There are some techniques to avoid these pitfalls. Organisations need to adopt new standards for data management, rethink their governance models, and foster cross-disciplinary collaboration. Here are some key steps to consider:
1. Set organisation-specific ground rules for using data:
It’s essential for teams from all corners, whether it’s marketing, legal, or IT, to come together and set some clear guidelines on how to handle organisations data. It’s all about making sure they’re all on the same page and aligned with the big picture.
2. Spread the word about your data principles:
After getting the data playbook sorted, make sure everyone knows about it, both inside walls and out in the wider world.
3. Assemble a killer, diverse data squad:
To really nail the data ethics game, it’s essential to have a dedicated crew. And not just any crew – a mix of talents from different departments, from the tech geeks to the legal eagles, all bringing their unique perspectives to the table.
4. Get some heavy hitters on board:
A champion from the C-suite can make a world of difference.
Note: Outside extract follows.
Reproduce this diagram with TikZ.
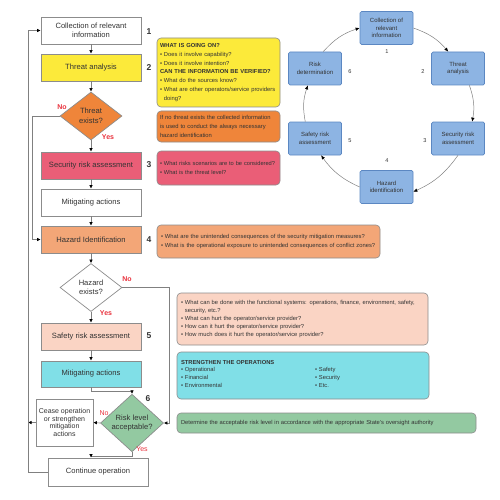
\documentclass[tikz,border=0pt]{standalone}
\usepackage{fontspec}
\setmainfont{Liberation Sans}
\usetikzlibrary{shapes.geometric,arrows.meta}
\definecolor{bord}{HTML}{8C8C8C}
\definecolor{line}{HTML}{808080}
\definecolor{txt}{HTML}{333333}
\definecolor{lab}{HTML}{E8313C}
\definecolor{yel}{HTML}{FCEA3A}
\definecolor{ora}{HTML}{EF853A}
\definecolor{pnk}{HTML}{EA5E77}
\definecolor{sal}{HTML}{F3A677}
\definecolor{pch}{HTML}{FAD4C4}
\definecolor{cya}{HTML}{80DFE7}
\definecolor{grn}{HTML}{93C9A1}
\definecolor{cycf}{HTML}{8DB4E3}
\definecolor{cycb}{HTML}{5B87C2}
\begin{document}
\begin{tikzpicture}[x=1pt,y=-1pt,
  every node/.style={text=txt},
  box/.style={draw=bord,line width=0.7pt,minimum width=100pt,minimum height=27pt,align=center,inner sep=1pt,font=\fontsize{7.6}{9.5}\selectfont},
  dia/.style={diamond,draw=bord,line width=0.7pt,minimum width=62pt,minimum height=48pt,inner sep=0pt,align=center,font=\fontsize{7.6}{9.5}\selectfont},
  note/.style={draw=bord,line width=0.6pt,rounded corners=4pt,align=left,inner xsep=4pt,inner ysep=2pt,font=\fontsize{5.8}{8.8}\selectfont},
  cyc/.style={draw=cycb,fill=cycf,line width=0.7pt,rounded corners=1.5pt,minimum width=53pt,minimum height=33pt,align=center,inner sep=1pt,font=\fontsize{6}{7.7}\selectfont},
  num/.style={font=\bfseries\fontsize{8.5}{10}\selectfont},
  cnum/.style={font=\fontsize{5.6}{6}\selectfont},
  lbl/.style={text=lab,font=\bfseries\fontsize{7}{8}\selectfont},
  arr/.style={draw=line,line width=0.6pt,-{Latex[length=3.5pt,width=3.5pt,color=black]}},
  carr/.style={draw=line,line width=0.5pt,-{Latex[length=4pt,width=3.5pt,color=black]},bend left=15}]
\useasboundingbox (0,0) rectangle (500,500);

% main flow
\node[box] (coll) at (91,30.5) {Collection of relevant\\information};
\node[box,fill=yel] (threat) at (91,67.5) {Threat analysis};
\node[dia,fill=ora] (texists) at (91,116) {Threat\\exists?};
\node[box,fill=pnk] (secr) at (91,165.5) {Security risk assessment};
\node[box] (mit1) at (91,202.5) {Mitigating actions};
\node[box,fill=sal] (hazid) at (91,239.5) {Hazard Identification};
\node[dia,fill=white] (hexists) at (91,287.5) {Hazard\\exists?};
\node[box,fill=pch] (safety) at (91,336.5) {Safety risk assessment};
\node[box,fill=cya,minimum height=26pt] (mit2) at (91,374) {Mitigating actions};
\node[dia,fill=grn,minimum width=63pt,minimum height=49pt] (risk) at (132,423) {Risk level\\acceptable?};
\node[box,minimum width=57pt,minimum height=47pt,font=\fontsize{7}{7.7}\selectfont] (cease) at (64.5,422.5) {Cease operation\\or strengthen\\mitigation\\actions};
\node[box,minimum height=28pt] (cont) at (98,472) {Continue operation};

\node[num] (n1) at (149,32) {1};
\node[num] (n2) at (149,68) {2};
\node[num] (n3) at (149,165) {3};
\node[num] (n4) at (149,240) {4};
\node[num] (n5) at (149,336) {5};
\node[num] (n6) at (148,399) {6};

\node[lbl] (noA) at (62,107) {No};
\node[lbl] (yesA) at (108,137) {Yes};
\node[lbl] (noB) at (127,279) {No};
\node[lbl] (yesB) at (106,313) {Yes};
\node[lbl,font=\fontsize{7}{8}\selectfont] (noC) at (104,413) {No};
\node[lbl,font=\fontsize{7}{8}\selectfont] (yesC) at (142,449) {Yes};

\coordinate (lpo) at (28,0);
\coordinate (lpi) at (32,0);
\coordinate (lpr) at (169,0);

\draw[arr] (coll) -- (threat);
\draw[arr] (threat) -- (texists);
\draw[arr] (texists) -- (secr);
\draw[arr] (secr) -- (mit1);
\draw[arr] (mit1) -- (hazid);
\draw[arr] (hazid) -- (hexists);
\draw[arr] (hexists) -- (safety);
\draw[arr] (safety) -- (mit2);
\draw[arr] (mit2.south) -- ++(0,4) -| (risk.north);
\draw[arr] (risk.west) -- (cease.east);
\draw[arr] (cease.west) -- (cease.west -| lpo);
\draw[arr] (risk.south) -- ++(0,4) -| (cont.north -| mit2.south);
\draw[arr] (cont.west) -- (cont.west -| lpo) |- (coll.west);
\draw[arr] (texists.west) -- (texists.west -| lpi) |- (hazid.west);
\draw[arr] (hexists.east) -- (hexists.east -| lpr) |- (risk.east);

% notes
\node[note,fill=yel,text width=117pt,inner xsep=3pt,minimum height=69pt] (qa) at (218.5,72.5)
  {\textbf{WHAT IS GOING ON?}\\• Does it involve capability?\\• Does it involve intention?\\\textbf{CAN THE INFORMATION BE VERIFIED?}\\• What do the sources know?\\• What are other operators/service providers\\\phantom{• }doing?};
\node[note,fill=ora,text width=117pt,inner xsep=3pt,minimum height=31pt] (qb) at (218.5,126.5)
  {If no threat exists the collected information\\is used to conduct the always necessary\\hazard identification};
\node[note,fill=pnk,text width=117pt,inner xsep=3pt,minimum height=34pt,font=\fontsize{5.7}{8.8}\selectfont] (qc) at (218.5,168)
  {\mbox{• What risks scenarios are to be considered?}\\• What is the threat level?};
\node[note,fill=sal,text width=215pt,minimum height=33pt] (qd) at (268.5,241.5)
  {• What are the unintended consequences of the security mitigation measures?\\• What is the operational exposure to unintended consequences of conflict zones?};
\node[note,fill=pch,text width=243pt,minimum height=52pt,font=\fontsize{5.8}{8.2}\selectfont] (qe) at (302.5,319)
  {• What can be done with the functional systems: operations, finance, environment, safety,\\\phantom{• }security, etc.?\\• What can hurt the operator/service provider?\\• How can it hurt the operator/service provider?\\• How much does it hurt the operator/service provider?};
\node[note,fill=cya,text width=244pt,minimum height=47pt,font=\fontsize{5.8}{8.2}\selectfont] (qf) at (303,375.5)
  {\textbf{STRENGTHEN THE OPERATIONS}\\
   \begin{tabular}{@{}p{134pt}@{}l@{}}
   • Operational & • Safety\\
   • Financial & • Security\\
   • Environmental & • Etc.
   \end{tabular}};
\node[note,fill=grn,text width=291pt,minimum height=20pt] (qg) at (326.5,423)
  {Determine the acceptable risk level in accordance with the appropriate State's oversight authority};

% cycle
\node[cyc] (c1) at (386.5,28) {Collection of\\relevant\\information};
\node[cyc] (c2) at (458,68.5) {Threat\\analysis};
\node[cyc] (c3) at (458,138.5) {Security risk\\assessment};
\node[cyc] (c4) at (386.5,187) {Hazard\\identification};
\node[cyc] (c5) at (315,138.5) {Safety risk\\assessment};
\node[cyc] (c6) at (315,68.5) {Risk\\determination};

\node[cnum] (k1) at (387,52) {1};
\node[cnum] (k2) at (423,72) {2};
\node[cnum] (k3) at (425,141) {3};
\node[cnum] (k4) at (387,161) {4};
\node[cnum] (k5) at (350,141) {5};
\node[cnum] (k6) at (350,72) {6};

\draw[carr] (c1.east) to (c2.120);
\draw[carr] (c2.-56) to (c3.50);
\draw[carr] (c3.south) to (c4.-10);
\draw[carr] (c4.west) to (c5.-70);
\draw[carr] (c5.120) to (c6.-113);
\draw[carr] (c6.64) to (c1.west);
\end{tikzpicture}
\end{document}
Their backing not only highlights the significance of data ethics but also gives some muscle to the data guidelines and can even open doors for more resources.
5. Always check the rearview mirror:
Got to keep an eye on the impact of the data algorithms. Regularly checking for any biases and ensuring everyone is using data responsibly is key.
6. Think big, think global:
When it comes to data ethics, we can’t just think about our immediate surroundings. We’ve got to consider the bigger picture and how the organisation fits into the global digital landscape, always keeping in mind the interests of people who are not in the room.
7. Embed data ethics into daily workflow:
Identify KPIs to monitor and measure performance in realising data ethics objectives, and advocate for formal training programs on data ethics.
Final Thoughts on Data and Ethics
The capabilities of data and analytics are vast and transformative. However, with great power comes the need for responsible oversight. Data, as a tool, demands meticulous calibration and ongoing assessment to ensure its accuracy and fairness.
So, my appeal to all data professionals and enthusiasts is this: Let’s approach the data landscape with both enthusiasm and caution. Let’s strive to be ethical, responsible, and always aim for the highest standards in our work. In this data-driven age, it’s not just about having the right answers, but also asking the right questions.